The idea of storytime might conjure images of children sitting on the floor, eager ears pricked, and while there’s some of that at Hayes events, he estimates adults far outnumber children at a two-to-one ratio, with a large chunk of audience members skewing older. That won’t come as a shock to anyone who knows Santa Fe’s demographics, yet Hayes says he sees the same couples, year after year; and though some of the kids are grown and gone, the parents keep on coming.

“It’s true the community values this,” he adds. “I know a bunch of storytellers around the country, and they don’t see the same steady generations coming in. Santa Fe as a community embraces traditional things and has a widespread interest in cultures. It kind of surprised me initially, but I began to realize that older people have an interest in these things. They’re looking over their shoulder at their grandfather’s generation.”

Storytelling With Joe Hayes:

Sundays, July 17-Aug 14, 7 pm. Free (but donate)

Museum of Spanish Colonial Art

750 Camino Lejo, (505) 982-2226

Little House On The Hill

The Museum of Spanish Colonial Art takes up less space than its Museum Hill neighbors, but that doesn’t make it lesser. Famed Santa Fe architect John Gaw Meem designed the former hilltop home himself, and now, after 20 years as a museum, the staff inside are still finding new ways to tell New Mexico’s stories. Society’s shifting views on history vs. mythology isn’t a dead-end for traditional museums. For curators like Jana Gottshalk, it’s about adding new dimensions to the job. Plus, looping Joe Hayes into your summer plans doesn’t sting.

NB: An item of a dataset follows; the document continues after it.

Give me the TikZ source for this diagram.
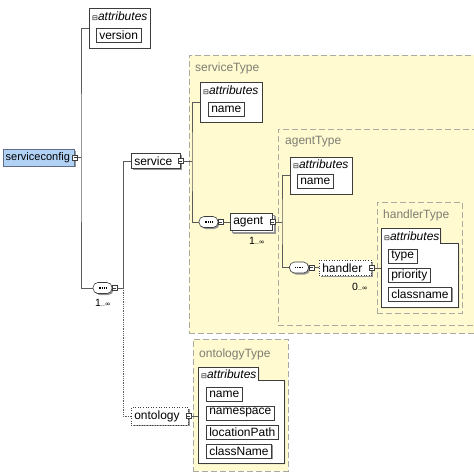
\documentclass[tikz,border=0pt]{standalone}
\usepackage{fontspec}
\setmainfont{Liberation Sans}
\newfontfamily\symfont{DejaVu Sans}
\usepackage{tikz}
\usetikzlibrary{shadows, positioning, calc}

\definecolor{typefill}{RGB}{255,250,208}
\definecolor{typeline}{RGB}{170,170,160}
\definecolor{typetext}{RGB}{125,125,115}
\definecolor{rootfill}{RGB}{178,210,245}
\definecolor{rootline}{RGB}{95,110,135}
\definecolor{boxline}{RGB}{60,60,60}
\definecolor{shade}{RGB}{150,150,150}
\definecolor{wire}{RGB}{90,90,90}

\newcommand{\attrhead}{{\symfont\fontsize{7}{8}\selectfont ⊟}\textit{attributes}}
\newcommand{\occur}[1]{#1{\fontsize{7}{8}\selectfont ..{\symfont ∞}}}

\begin{document}
\begin{tikzpicture}[x=1pt, y=-1pt, font=\fontsize{12}{14}\selectfont,
    typebox/.style={draw=typeline, fill=typefill, dash pattern=on 6pt off 3pt, line width=0.8pt, anchor=north west, inner sep=0pt},
    typelabel/.style={text=typetext, anchor=west, inner sep=0pt},
    attrbox/.style={draw=boxline, fill=white, line width=0.6pt, drop shadow={shadow xshift=1pt, shadow yshift=-1pt, fill=shade, opacity=1}},
    head/.style={anchor=west, inner sep=0pt},
    field/.style={draw=boxline, fill=white, line width=0.6pt, anchor=west, inner xsep=3pt, inner ysep=1pt, minimum height=14pt, drop shadow={shadow xshift=1pt, shadow yshift=-1pt, fill=shade, opacity=1}},
    elem/.style={draw=boxline, fill=white, line width=0.6pt, anchor=west, inner xsep=3pt, minimum height=15pt, text width=#1, align=left},
    single/.style={drop shadow={shadow xshift=1.5pt, shadow yshift=-1.5pt, fill=shade, opacity=1}},
    multi/.style={copy shadow={shadow xshift=3pt, shadow yshift=-3pt, draw=shade, fill=white},
                  copy shadow={shadow xshift=1.5pt, shadow yshift=-1.5pt, draw=shade, fill=white}},
    optel/.style={dotted},
    seq/.style={draw=boxline, fill=white, line width=0.6pt, rounded corners=5pt, minimum width=19pt, minimum height=11pt, inner sep=0pt, single},
    con/.style={draw=boxline, fill=white, line width=0.5pt, minimum size=5pt, inner sep=0pt,
                path picture={\draw[line width=0.4pt] ([xshift=1pt]path picture bounding box.west) -- ([xshift=-1pt]path picture bounding box.east);}},
    occ/.style={font=\fontsize{10.5}{12}\selectfont, inner sep=0pt},
    link/.style={draw=wire, line width=0.8pt}]

    \useasboundingbox (0,0) rectangle (474,474);

    % type containers
    \node[typebox, minimum width=290, minimum height=278] (stype) at (189,55) {};
    \node[typelabel] (stype-l) at (195,68) {serviceType};
    \node[typebox, minimum width=200, minimum height=196] (atype) at (278,129) {};
    \node[typelabel] (atype-l) at (285,142) {agentType};
    \node[typebox, minimum width=85, minimum height=111] (htype) at (377,202) {};
    \node[typelabel] (htype-l) at (383,215) {handlerType};
    \node[typebox, minimum width=95, minimum height=132] (otype) at (193,339) {};
    \node[typelabel] (otype-l) at (199,354) {ontologyType};

    % root element
    \node[elem=67pt, fill=rootfill, draw=rootline, anchor=east, single, inner xsep=2pt, font=\fontsize{11}{14}\selectfont] (config) at (75,157.5) {serviceconfig};
    \node[con] (config-c) at (config.east) {};

    \node[attrbox, minimum width=61, minimum height=40, anchor=north west] (attr0) at (89,8) {};
    \node[head] (attr0-h) at (92,16) {\attrhead};
    \node[field] (version) at (96,35) {version};

    \node[seq] (seq0) at (102.5,288) {};
    \node[con] (seq0-c) at ([xshift=2.5pt]seq0.east) {};
    \node[occ] (occ0) at (103,303) {\occur{1}};

    \coordinate (bus0) at (81,157.5);
    \draw[link] (config-c) -- (bus0);
    \draw[link] (attr0.west) -| (bus0) |- (seq0.west);

    % service
    \node[elem=43pt, single] (service) at (131,161) {service};
    \node[con] (service-c) at (service.east) {};
    \coordinate (bus1) at (123,288);
    \draw[link] (seq0-c) -- (bus1);
    \draw[link] (bus1) |- (service.west);

    \node[attrbox, minimum width=62, minimum height=40, anchor=north west] (stattr) at (200,82) {};
    \node[head] (stattr-h) at (203,90) {\attrhead};
    \node[field] (st-name) at (208,109) {name};

    \node[seq] (seq1) at (208.5,222) {};
    \node[con] (seq1-c) at ([xshift=2.5pt]seq1.east) {};
    \node[elem=36pt, multi] (agent) at (230,222) {agent};
    \node[con] (agent-c) at (agent.east) {};
    \node[occ] (occ1) at (257,241) {\occur{1}};

    \coordinate (bus2) at (192,161);
    \draw[link] (service-c) -- (bus2);
    \draw[link] (stattr.west) -| (bus2) |- (seq1.west);
    \draw[link] (seq1-c) -- (agent);

    % agent
    \node[attrbox, minimum width=62, minimum height=37, anchor=north west] (atattr) at (290,157) {};
    \node[head] (atattr-h) at (293,164) {\attrhead};
    \node[field] (at-name) at (297,181) {name};

    \node[seq] (seq2) at (299,267.5) {};
    \node[con] (seq2-c) at ([xshift=2.5pt]seq2.east) {};
    \node[elem=46pt, optel, single] (handler) at (319,268) {handler};
    \node[con] (handler-c) at (handler.east) {};
    \node[occ] (occ2) at (360,287) {\occur{0}};

    \coordinate (bus3) at (282,222);
    \draw[link] (agent-c) -- (bus3);
    \draw[link] (atattr.west) -| (bus3) |- (seq2.west);
    \draw[link] (seq2-c) -- (handler);

    % handler attributes
    \draw[attrbox] (381,228) -- (440,228) -- (440,243) -- (458,243) -- (458,307) -- (381,307) -- cycle;
    \node[head] (htattr-h) at (384,236) {\attrhead};
    \foreach \f/\y in {type/256, priority/275, classname/294}
        \node[field] (ht-\f) at (388,\y) {\f};
    \coordinate (htattr) at (381,268);
    \draw[link] (handler-c) -- (htattr);

    % ontology
    \node[elem=51pt, optel, single] (ontology) at (131,416) {ontology};
    \node[con] (ontology-c) at (ontology.east) {};
    \draw[link, densely dotted] (bus1) |- (ontology.west);
    \draw[attrbox] (198,367) -- (258,367) -- (258,380) -- (284,380) -- (284,463) -- (198,463) -- cycle;
    \node[head] (otattr-h) at (201,374) {\attrhead};
    \foreach \f/\y in {name/394, namespace/413, locationPath/432, className/451}
        \node[field] (ot-\f) at (206,\y) {\f};
    \coordinate (otattr) at (198,416);
    \draw[link] (ontology-c) -- (otattr);

    \foreach \s in {seq0,seq1,seq2}
        \draw[line width=1.2pt, dash pattern=on 1pt off 0.8pt] ([xshift=-4pt]\s.center) -- ([xshift=4pt]\s.center);
\end{tikzpicture}
\end{document}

“People know museums can’t be what they used to be. It’s exciting to re-evaluate,” Gottshalk, collections curator and public programmer for the museum, tells SFR. “Museums are in a tough spot right now. How are they telling people’s stories and who’s speaking for who? We have to be sure we’re telling a lot of sides, but also that we’re not speaking for them.”

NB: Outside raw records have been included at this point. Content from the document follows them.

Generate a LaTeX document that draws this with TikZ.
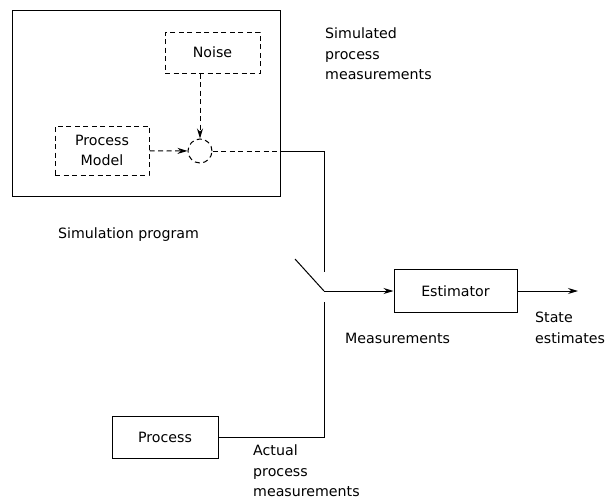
\documentclass[tikz,border=0pt]{standalone}
\usepackage{fontspec}
\setmainfont{DejaVu Sans}
\usetikzlibrary{arrows.meta}
\begin{document}
\begin{tikzpicture}[x=1pt,y=-1pt,
  every node/.style={font=\fontsize{14.2}{20.5}\selectfont},
  wire/.style={line width=1pt},
  dashwire/.style={wire, dash pattern=on 5pt off 3.5pt},
  arr/.style={-{Stealth[length=10pt,width=6pt]}},
  solidbox/.style={draw, wire, inner sep=0pt},
  dashbox/.style={draw, dashwire, inner sep=0pt},
  lbl/.style={anchor=west, inner sep=0pt, align=left}
]
\useasboundingbox (0,0) rectangle (607,501);

% simulation program enclosure
\node[solidbox, minimum width=268pt, minimum height=186pt] (simbox) at (146,103) {};

% blocks inside the simulation
\node[dashbox, minimum width=95pt, minimum height=41pt] (noise) at (212.5,52.5) {Noise};
\node[dashbox, minimum width=94pt, minimum height=49pt, align=center] (model) at (102,150.5) {Process\\Model};
\node[draw, dashwire, circle, minimum size=24pt, inner sep=0pt] (sum) at (200,151) {};

% estimator and real process
\node[solidbox, minimum width=123pt, minimum height=43pt] (est) at (455.5,291) {Estimator};
\node[solidbox, minimum width=106pt, minimum height=42pt] (proc) at (165,437) {Process};

% switch contacts
\coordinate (swtop) at (324,272);
\coordinate (swpivot) at (324,291);
\coordinate (swblade) at (295,259);
\coordinate (swbot) at (324,302);
\coordinate (out) at (578,291);

% connectors
\draw[dashwire, arr] (sum.north |- noise.south) -- (sum.north);
\draw[dashwire, arr] (model) -- (sum);
\draw[dashwire] (sum.east) -- (sum.east -| simbox.east);
\draw[wire] (sum.east -| simbox.east) -| (swtop);
\draw[wire] (swblade) -- (swpivot);
\draw[wire, arr] (swpivot) -- (est);
\draw[wire, arr] (est) -- (out);
\draw[wire] (proc) -| (swbot);

% labels
\node[lbl] (simlbl) at (325,54) {Simulated\\process\\measurements};
\node[lbl] (simprog) at (58,235) {Simulation program};
\node[lbl] (meas) at (345,338) {Measurements};
\node[lbl] (state) at (535,328) {State\\estimates};
\node[lbl] (actual) at (253,471) {Actual\\process\\measurements};
\end{tikzpicture}
\end{document}
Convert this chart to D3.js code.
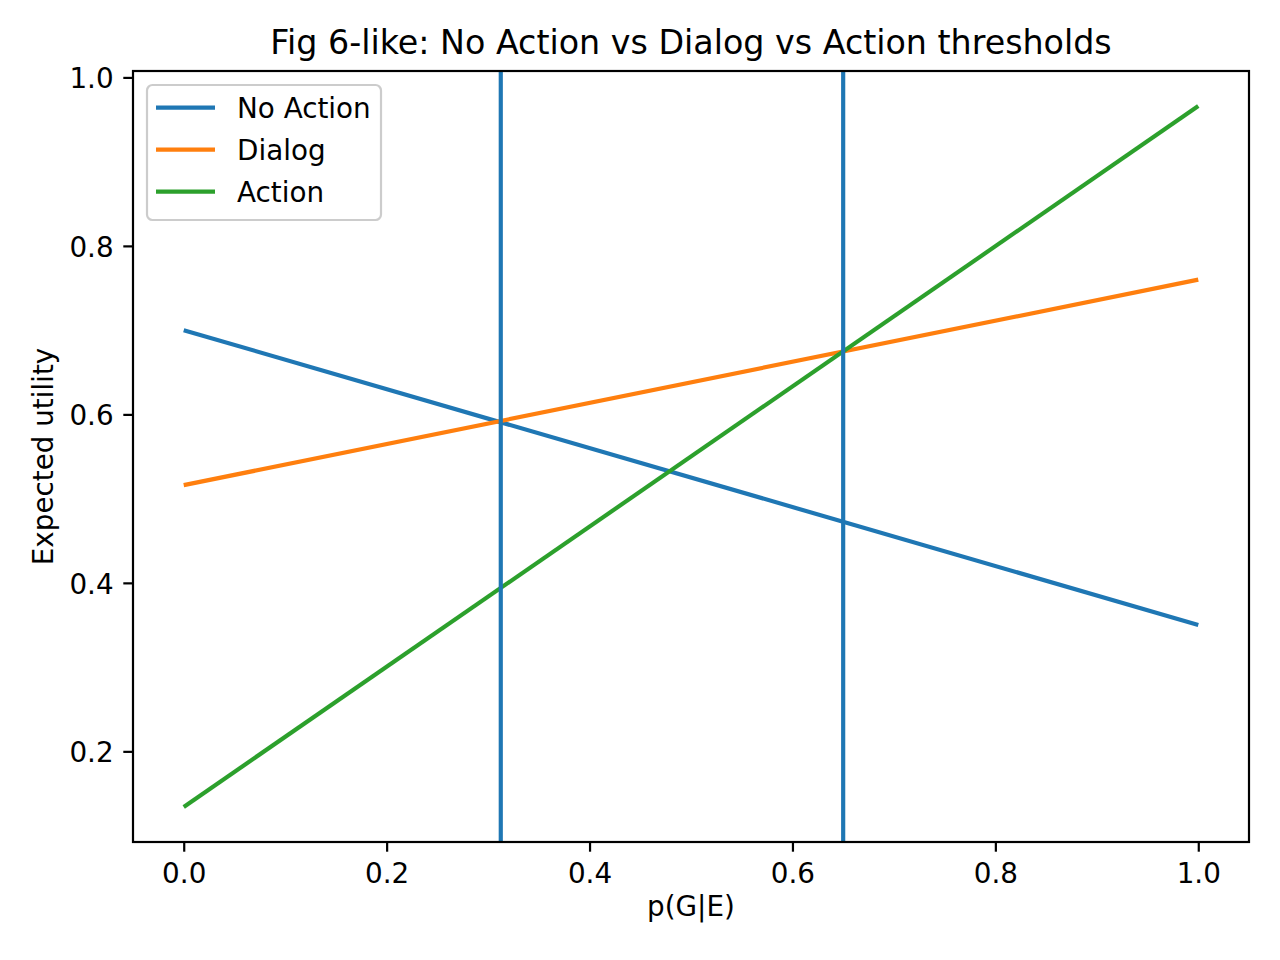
<!DOCTYPE html>
<html>
<head>
<meta charset="utf-8">
<script src="https://cdn.jsdelivr.net/npm/d3@7"></script>
<style>
  body { margin: 0; background: #fff; }
  svg text { font-family: "DejaVu Sans", sans-serif; fill: #000; }
</style>
</head>
<body>
<div id="chart"></div>
<script>
// Data
const P_VALUES = [0.0, 1.0];
const NO_ACTION = [0.70, 0.35];
const DIALOG = [0.516, 0.76];
const ACTION = [0.134, 0.966];
const THRESHOLDS = [0.3125, 0.65];
const SERIES_NAMES = ["No Action", "Dialog", "Action"];
const SERIES_COLORS = ["#1f77b4", "#ff7f0e", "#2ca02c"];
const X_TICKS = [0.0, 0.2, 0.4, 0.6, 0.8, 1.0];
const Y_TICKS = [0.2, 0.4, 0.6, 0.8, 1.0];

const FRAME_WIDTH = 1280;
const FRAME_HEIGHT = 960;
const MARGINS = {left: 133, right: 31, top: 71, bottom: 118};
const VIS_WIDTH = FRAME_WIDTH - MARGINS.left - MARGINS.right;
const VIS_HEIGHT = FRAME_HEIGHT - MARGINS.top - MARGINS.bottom;

const FONT = 27.8;
const LW = 4.17;

const svg = d3.select("#chart")
  .append("svg")
    .attr("width", FRAME_WIDTH)
    .attr("height", FRAME_HEIGHT);

const series = [NO_ACTION, DIALOG, ACTION];

// matplotlib style 5% margins
const xMin = d3.min(P_VALUES), xMax = d3.max(P_VALUES);
const xPad = (xMax - xMin) * 0.05;
const yMin = d3.min(series.flat()), yMax = d3.max(series.flat());
const yPad = (yMax - yMin) * 0.05;

const X_SCALE = d3.scaleLinear()
  .domain([xMin - xPad, xMax + xPad])
  .range([0, VIS_WIDTH]);

const Y_SCALE = d3.scaleLinear()
  .domain([yMin - yPad, yMax + yPad])
  .range([VIS_HEIGHT, 0]);

const plot = svg.append("g")
  .attr("transform", "translate(" + MARGINS.left + "," + MARGINS.top + ")");

// Lines
const line = d3.line()
  .x((d, i) => X_SCALE(P_VALUES[i]))
  .y(d => Y_SCALE(d));

series.forEach((s, i) => {
  plot.append("path")
    .datum(s)
    .attr("d", line)
    .attr("fill", "none")
    .attr("stroke", SERIES_COLORS[i])
    .attr("stroke-width", LW);
});

// Threshold verticals
plot.selectAll(".thresh")
  .data(THRESHOLDS)
  .enter()
  .append("line")
    .attr("class", "thresh")
    .attr("x1", d => X_SCALE(d))
    .attr("x2", d => X_SCALE(d))
    .attr("y1", 0)
    .attr("y2", VIS_HEIGHT)
    .attr("stroke", "#1f77b4")
    .attr("stroke-width", LW);

// Axes
const xAxis = plot.append("g")
  .attr("transform", "translate(0," + VIS_HEIGHT + ")")
  .call(d3.axisBottom(X_SCALE).tickValues(X_TICKS).tickFormat(d3.format(".1f"))
        .tickSize(9.7).tickPadding(9.7));
xAxis.select(".domain").remove();
xAxis.selectAll(".tick line").attr("stroke-width", 2.2);
xAxis.selectAll(".tick text")
  .attr("font-size", FONT + "px")
  .attr("font-family", "DejaVu Sans")
  .attr("y", 41).attr("dy", 0);

const yAxis = plot.append("g")
  .call(d3.axisLeft(Y_SCALE).tickValues(Y_TICKS).tickFormat(d3.format(".1f"))
        .tickSize(9.7).tickPadding(9.7));
yAxis.select(".domain").remove();
yAxis.selectAll(".tick line").attr("stroke-width", 2.2);
yAxis.selectAll(".tick text")
  .attr("font-size", FONT + "px")
  .attr("font-family", "DejaVu Sans")
  .attr("dy", "0.38em");

// Frame
plot.append("rect")
  .attr("width", VIS_WIDTH)
  .attr("height", VIS_HEIGHT)
  .attr("fill", "none")
  .attr("stroke", "#000")
  .attr("stroke-width", 2.2);

// Legend
const legend = plot.append("g").attr("transform", "translate(14,14)");
legend.append("rect")
  .attr("width", 234)
  .attr("height", 135)
  .attr("rx", 5.5)
  .attr("fill", "#fff")
  .attr("fill-opacity", 0.8)
  .attr("stroke", "#cccccc")
  .attr("stroke-width", 2.2);

SERIES_NAMES.forEach((name, i) => {
  const ly = 22.7 + i * 42;
  legend.append("line")
    .attr("x1", 9).attr("x2", 68)
    .attr("y1", ly).attr("y2", ly)
    .attr("stroke", SERIES_COLORS[i])
    .attr("stroke-width", LW);
  legend.append("text")
    .attr("x", 90)
    .attr("y", ly + 10.6)
    .attr("font-size", FONT + "px")
    .text(name);
});

// Title and labels
svg.append("text")
  .attr("x", MARGINS.left + VIS_WIDTH / 2)
  .attr("y", 54.3)
  .attr("text-anchor", "middle")
  .attr("font-size", "33.3px")
  .text("Fig 6-like: No Action vs Dialog vs Action thresholds");

svg.append("text")
  .attr("x", MARGINS.left + VIS_WIDTH / 2)
  .attr("y", 916)
  .attr("text-anchor", "middle")
  .attr("font-size", FONT + "px")
  .text("p(G|E)");

svg.append("text")
  .attr("transform", "translate(53," + (MARGINS.top + VIS_HEIGHT / 2) + ") rotate(-90)")
  .attr("text-anchor", "middle")
  .attr("font-size", FONT + "px")
  .text("Expected utility");
</script>
</body>
</html>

Such commitment comes through in the museum’s summer exhibit, Trails, Rails, and Highways: How Trade Transformed the Art of Spanish New Mexico. There you’ll find ephemera carried over from every kind of trail that wended through the region, plus the iconoclastic art which formed as a result. Curated by Robin Farwell Gavin, the show is designed to take the viewer along their own path, and it turns out the whole “the Spanish were the first to bring culture to New Mexico,” idea isn’t right, not by a longshot. When the Spanish colonized, their arts blended into larger, existent networks, and even today, New Mexico is a hotbed for trails and art scenes that continue to merge various worlds. To that end, Gavin is also slated to host a series of lectures this summer on the final Thursday of each month through August. She’ll even bring in essayists featured in the book Cultural Convergence in New Mexico: Interactions in Art, History and Archaeology to speak about the aforementioned Spanish convergence.

Executive Director Jennifer Berkley sees the museum’s future as a place where cross-cultural discussions like Gavin’s lectures are the norm.

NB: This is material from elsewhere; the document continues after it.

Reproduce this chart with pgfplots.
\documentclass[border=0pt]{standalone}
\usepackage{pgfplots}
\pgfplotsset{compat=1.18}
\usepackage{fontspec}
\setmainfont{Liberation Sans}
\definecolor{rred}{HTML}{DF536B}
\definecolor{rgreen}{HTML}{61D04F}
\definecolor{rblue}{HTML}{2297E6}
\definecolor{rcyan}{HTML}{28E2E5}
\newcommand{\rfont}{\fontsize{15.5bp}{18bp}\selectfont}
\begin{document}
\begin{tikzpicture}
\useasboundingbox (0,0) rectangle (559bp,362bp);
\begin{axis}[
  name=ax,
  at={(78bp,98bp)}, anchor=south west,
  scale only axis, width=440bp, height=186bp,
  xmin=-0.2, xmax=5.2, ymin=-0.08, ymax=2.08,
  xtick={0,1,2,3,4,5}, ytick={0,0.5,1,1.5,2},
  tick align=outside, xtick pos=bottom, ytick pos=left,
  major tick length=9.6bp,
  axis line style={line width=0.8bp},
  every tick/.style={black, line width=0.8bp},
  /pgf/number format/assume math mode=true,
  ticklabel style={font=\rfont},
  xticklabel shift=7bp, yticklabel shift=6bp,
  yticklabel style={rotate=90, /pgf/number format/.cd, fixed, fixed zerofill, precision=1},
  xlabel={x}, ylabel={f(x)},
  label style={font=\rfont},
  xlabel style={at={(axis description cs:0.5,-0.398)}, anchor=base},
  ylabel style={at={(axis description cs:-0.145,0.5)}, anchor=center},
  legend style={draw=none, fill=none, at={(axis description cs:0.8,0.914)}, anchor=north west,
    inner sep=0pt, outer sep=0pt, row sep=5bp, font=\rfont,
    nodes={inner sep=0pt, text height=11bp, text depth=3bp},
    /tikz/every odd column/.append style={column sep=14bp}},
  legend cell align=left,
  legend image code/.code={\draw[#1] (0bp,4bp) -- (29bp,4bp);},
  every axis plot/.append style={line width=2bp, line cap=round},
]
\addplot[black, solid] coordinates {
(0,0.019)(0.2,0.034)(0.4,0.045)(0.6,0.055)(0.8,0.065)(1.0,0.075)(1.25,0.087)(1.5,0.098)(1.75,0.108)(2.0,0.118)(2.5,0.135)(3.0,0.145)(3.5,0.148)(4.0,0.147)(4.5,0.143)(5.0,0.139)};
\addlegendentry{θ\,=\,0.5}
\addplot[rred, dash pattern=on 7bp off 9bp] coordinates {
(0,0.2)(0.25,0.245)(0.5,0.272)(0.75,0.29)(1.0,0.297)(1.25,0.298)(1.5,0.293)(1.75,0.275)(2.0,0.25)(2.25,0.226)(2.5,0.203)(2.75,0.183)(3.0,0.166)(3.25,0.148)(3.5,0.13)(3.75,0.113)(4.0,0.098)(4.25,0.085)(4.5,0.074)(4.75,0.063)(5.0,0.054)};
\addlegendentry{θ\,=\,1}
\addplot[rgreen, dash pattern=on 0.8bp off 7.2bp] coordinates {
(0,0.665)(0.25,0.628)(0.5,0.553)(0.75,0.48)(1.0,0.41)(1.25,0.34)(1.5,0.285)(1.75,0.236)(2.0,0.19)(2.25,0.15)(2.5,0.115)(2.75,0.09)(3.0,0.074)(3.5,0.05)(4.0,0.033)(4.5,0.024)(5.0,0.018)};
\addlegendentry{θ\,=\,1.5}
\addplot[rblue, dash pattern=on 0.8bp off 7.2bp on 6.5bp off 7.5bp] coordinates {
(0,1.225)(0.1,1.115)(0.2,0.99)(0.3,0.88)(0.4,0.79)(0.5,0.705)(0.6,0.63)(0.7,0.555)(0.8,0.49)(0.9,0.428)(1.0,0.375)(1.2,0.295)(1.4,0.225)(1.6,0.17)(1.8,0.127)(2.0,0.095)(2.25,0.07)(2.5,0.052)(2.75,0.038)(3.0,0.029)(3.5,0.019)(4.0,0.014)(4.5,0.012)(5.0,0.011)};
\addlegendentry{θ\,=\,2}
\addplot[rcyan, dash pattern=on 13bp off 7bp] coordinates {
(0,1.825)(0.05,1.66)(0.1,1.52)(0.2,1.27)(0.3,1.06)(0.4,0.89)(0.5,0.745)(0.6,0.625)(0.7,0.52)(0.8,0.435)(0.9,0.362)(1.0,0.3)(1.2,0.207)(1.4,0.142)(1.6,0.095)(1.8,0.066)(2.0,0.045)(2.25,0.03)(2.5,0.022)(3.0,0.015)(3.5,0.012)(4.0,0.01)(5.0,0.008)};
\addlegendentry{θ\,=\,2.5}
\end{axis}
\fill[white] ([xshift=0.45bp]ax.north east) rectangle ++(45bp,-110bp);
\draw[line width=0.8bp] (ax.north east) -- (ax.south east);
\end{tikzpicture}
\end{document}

“We partnered with Norma and Hutch Naranjo based out of Ohkay Owingeh,” Berkley tells SFR. “We’re starting to do Native cuisine dinners here [from the Naranjos], where cross-cultural conversations can happen. What I love about it is that these conversations might be otherwise uncomfortable, but they are so much easier when you’re sharing food. It was actually inspiring. Now we see more and more interested people in expanding what [local] culture is.”

Hayes, trail tales, dinners and lectures—the history geeks are gonna be over the moon.